• **TASK GOAL**: Pictures stay out of the copy. Please reproduce only the lines between the one holding "Emit a web page" and the one holding "var xTickLabels = [0, 25, 50];", inclusive.

• **LISTED RECORDS**:
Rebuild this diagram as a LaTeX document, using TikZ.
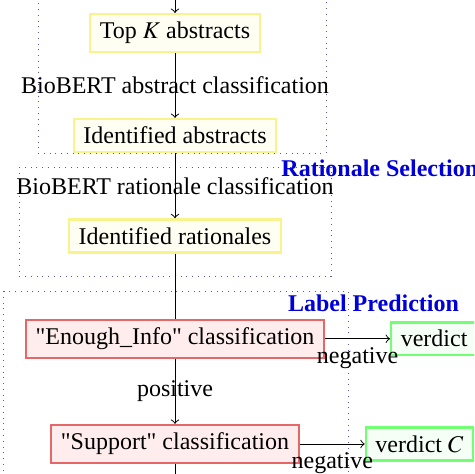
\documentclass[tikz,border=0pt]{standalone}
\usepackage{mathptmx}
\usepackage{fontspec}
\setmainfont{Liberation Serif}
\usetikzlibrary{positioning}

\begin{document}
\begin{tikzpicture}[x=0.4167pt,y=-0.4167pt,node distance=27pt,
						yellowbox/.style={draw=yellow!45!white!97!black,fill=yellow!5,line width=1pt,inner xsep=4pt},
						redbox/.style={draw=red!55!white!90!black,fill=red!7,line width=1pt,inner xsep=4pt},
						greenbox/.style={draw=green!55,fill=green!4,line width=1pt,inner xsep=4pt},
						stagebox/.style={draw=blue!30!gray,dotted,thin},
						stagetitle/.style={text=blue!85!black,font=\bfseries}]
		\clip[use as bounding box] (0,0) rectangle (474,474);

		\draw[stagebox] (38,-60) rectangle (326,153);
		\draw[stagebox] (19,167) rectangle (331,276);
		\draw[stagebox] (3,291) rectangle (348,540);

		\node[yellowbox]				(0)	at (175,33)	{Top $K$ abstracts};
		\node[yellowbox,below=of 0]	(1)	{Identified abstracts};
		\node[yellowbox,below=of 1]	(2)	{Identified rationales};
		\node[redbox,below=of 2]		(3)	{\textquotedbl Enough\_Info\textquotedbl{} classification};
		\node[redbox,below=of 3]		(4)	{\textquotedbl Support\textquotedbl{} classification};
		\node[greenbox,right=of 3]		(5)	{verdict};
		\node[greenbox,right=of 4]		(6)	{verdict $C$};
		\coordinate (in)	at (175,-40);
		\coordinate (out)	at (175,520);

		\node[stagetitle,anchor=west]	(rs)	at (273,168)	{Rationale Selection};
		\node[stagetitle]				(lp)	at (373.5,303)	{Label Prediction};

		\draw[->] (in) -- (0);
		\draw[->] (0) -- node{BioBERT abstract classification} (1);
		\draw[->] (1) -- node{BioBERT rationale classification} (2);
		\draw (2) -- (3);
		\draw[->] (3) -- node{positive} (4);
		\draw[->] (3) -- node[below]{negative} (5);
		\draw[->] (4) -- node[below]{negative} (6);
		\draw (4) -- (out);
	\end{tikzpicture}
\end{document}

* * *

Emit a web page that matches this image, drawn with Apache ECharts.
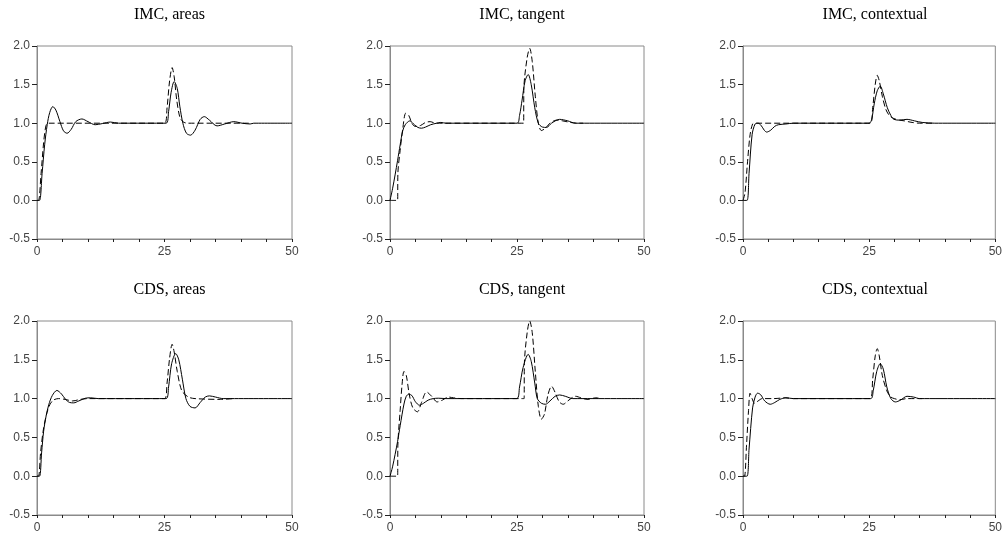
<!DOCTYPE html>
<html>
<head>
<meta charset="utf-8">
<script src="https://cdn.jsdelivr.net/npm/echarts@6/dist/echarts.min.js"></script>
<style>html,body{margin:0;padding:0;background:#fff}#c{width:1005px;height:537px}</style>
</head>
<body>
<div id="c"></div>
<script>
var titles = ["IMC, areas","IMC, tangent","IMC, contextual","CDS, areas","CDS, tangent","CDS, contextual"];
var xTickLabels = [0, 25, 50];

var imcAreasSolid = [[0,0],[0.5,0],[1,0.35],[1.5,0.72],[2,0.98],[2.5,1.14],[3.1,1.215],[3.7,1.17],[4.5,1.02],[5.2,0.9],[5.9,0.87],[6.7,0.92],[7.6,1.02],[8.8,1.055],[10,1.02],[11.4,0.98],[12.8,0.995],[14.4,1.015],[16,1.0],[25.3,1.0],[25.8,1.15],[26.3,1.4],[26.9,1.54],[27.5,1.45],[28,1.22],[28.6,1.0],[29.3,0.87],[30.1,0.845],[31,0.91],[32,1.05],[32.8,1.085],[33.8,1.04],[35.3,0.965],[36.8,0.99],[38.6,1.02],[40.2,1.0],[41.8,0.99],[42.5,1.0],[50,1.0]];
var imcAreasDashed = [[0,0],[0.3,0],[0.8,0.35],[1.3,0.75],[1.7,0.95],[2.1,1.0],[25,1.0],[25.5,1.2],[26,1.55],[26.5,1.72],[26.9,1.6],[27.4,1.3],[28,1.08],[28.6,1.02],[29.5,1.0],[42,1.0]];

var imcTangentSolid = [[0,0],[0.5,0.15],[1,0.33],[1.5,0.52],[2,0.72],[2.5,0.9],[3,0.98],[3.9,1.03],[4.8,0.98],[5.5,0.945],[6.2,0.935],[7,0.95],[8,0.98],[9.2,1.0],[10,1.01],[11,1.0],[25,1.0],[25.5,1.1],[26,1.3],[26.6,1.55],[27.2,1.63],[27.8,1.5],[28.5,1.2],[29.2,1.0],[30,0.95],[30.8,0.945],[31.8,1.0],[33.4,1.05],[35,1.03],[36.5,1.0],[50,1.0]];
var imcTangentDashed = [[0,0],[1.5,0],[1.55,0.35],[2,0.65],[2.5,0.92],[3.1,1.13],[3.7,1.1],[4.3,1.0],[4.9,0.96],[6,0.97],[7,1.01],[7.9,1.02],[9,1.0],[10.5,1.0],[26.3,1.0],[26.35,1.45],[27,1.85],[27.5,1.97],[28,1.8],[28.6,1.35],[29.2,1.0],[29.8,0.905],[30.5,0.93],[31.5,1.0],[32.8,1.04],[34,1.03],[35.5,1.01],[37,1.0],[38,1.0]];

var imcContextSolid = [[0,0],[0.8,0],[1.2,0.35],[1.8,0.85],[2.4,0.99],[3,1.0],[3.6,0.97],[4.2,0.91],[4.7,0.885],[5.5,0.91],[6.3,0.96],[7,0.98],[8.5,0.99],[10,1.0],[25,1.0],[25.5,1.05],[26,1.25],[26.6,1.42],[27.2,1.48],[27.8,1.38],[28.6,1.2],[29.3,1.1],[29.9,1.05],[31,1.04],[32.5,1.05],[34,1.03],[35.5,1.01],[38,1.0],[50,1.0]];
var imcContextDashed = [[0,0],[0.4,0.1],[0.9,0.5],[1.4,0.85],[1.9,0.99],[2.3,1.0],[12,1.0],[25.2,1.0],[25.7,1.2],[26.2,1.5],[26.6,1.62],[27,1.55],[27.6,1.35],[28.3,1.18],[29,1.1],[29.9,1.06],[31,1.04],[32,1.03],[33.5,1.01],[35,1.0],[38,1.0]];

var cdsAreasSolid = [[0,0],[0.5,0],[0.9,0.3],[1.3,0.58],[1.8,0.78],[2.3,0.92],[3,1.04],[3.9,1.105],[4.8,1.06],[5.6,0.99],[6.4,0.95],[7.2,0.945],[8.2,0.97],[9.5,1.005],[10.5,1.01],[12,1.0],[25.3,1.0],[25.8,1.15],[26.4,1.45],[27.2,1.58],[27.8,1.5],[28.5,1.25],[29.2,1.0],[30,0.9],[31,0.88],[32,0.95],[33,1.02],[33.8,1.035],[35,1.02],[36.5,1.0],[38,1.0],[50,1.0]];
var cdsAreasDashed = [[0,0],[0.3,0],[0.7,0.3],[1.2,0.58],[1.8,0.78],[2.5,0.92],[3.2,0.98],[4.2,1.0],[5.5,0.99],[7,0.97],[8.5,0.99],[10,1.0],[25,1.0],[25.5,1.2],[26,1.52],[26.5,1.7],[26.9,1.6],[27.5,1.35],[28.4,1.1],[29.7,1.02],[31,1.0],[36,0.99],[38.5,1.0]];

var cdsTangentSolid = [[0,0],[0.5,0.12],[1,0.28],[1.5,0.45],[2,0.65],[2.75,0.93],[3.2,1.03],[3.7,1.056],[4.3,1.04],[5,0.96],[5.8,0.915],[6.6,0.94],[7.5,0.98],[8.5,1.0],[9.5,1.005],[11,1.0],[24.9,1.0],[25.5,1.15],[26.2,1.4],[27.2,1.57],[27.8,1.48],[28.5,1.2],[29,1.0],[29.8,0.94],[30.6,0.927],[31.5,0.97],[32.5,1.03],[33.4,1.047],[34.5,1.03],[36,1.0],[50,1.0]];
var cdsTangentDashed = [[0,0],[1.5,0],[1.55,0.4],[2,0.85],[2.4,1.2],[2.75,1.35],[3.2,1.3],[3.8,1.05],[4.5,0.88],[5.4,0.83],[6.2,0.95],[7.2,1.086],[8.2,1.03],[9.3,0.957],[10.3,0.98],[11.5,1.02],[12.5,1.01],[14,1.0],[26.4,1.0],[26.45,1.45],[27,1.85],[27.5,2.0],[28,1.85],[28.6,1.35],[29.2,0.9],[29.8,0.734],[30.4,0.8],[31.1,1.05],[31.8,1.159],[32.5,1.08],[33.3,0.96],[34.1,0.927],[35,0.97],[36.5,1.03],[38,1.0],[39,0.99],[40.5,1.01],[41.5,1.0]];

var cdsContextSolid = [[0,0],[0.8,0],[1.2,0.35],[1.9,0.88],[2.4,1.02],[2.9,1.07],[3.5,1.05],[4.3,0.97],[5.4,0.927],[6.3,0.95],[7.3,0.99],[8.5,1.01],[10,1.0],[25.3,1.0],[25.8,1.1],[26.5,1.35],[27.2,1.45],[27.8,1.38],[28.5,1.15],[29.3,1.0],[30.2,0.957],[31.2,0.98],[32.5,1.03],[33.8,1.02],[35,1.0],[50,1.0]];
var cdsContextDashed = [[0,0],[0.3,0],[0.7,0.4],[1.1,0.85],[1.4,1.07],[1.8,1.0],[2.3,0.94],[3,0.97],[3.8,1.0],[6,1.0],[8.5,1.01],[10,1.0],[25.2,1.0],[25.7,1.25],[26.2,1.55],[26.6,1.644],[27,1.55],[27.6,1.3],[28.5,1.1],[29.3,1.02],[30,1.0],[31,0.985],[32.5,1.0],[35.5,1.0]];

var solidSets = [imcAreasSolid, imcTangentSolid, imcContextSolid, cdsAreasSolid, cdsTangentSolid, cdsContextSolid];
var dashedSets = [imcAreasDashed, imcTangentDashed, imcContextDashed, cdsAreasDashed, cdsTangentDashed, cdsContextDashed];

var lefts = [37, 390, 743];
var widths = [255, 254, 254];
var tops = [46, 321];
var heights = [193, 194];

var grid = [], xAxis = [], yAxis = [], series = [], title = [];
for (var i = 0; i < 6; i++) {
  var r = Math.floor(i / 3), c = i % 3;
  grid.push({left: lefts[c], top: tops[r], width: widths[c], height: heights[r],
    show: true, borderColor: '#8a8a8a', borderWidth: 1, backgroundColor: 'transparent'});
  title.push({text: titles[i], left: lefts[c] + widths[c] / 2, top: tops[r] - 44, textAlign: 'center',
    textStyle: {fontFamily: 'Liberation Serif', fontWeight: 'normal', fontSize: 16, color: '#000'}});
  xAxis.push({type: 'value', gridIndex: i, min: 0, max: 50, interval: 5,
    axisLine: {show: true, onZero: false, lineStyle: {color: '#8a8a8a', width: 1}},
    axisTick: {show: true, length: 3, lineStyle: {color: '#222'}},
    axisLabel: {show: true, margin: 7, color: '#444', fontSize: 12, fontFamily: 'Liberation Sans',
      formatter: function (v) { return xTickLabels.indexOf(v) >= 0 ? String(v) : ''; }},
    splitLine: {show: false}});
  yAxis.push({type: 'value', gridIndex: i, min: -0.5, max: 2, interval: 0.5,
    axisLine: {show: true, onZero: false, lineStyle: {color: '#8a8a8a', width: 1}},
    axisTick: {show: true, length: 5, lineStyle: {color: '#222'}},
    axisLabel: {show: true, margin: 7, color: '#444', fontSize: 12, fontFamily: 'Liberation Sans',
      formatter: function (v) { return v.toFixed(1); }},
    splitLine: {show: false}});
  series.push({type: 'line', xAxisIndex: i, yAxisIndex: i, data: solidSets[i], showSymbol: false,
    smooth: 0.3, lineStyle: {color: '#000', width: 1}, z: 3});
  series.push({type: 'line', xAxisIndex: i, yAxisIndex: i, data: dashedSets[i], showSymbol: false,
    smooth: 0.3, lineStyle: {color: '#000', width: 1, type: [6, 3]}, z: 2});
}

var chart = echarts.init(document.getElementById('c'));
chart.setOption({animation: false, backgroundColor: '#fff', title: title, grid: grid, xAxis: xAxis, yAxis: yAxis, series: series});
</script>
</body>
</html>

• **SOLUTION BELOW**:
Emit a web page that matches this image, drawn with Apache ECharts.
<!DOCTYPE html>
<html>
<head>
<meta charset="utf-8">
<script src="https://cdn.jsdelivr.net/npm/echarts@6/dist/echarts.min.js"></script>
<style>html,body{margin:0;padding:0;background:#fff}#c{width:1005px;height:537px}</style>
</head>
<body>
<div id="c"></div>
<script>
var titles = ["IMC, areas","IMC, tangent","IMC, contextual","CDS, areas","CDS, tangent","CDS, contextual"];
var xTickLabels = [0, 25, 50];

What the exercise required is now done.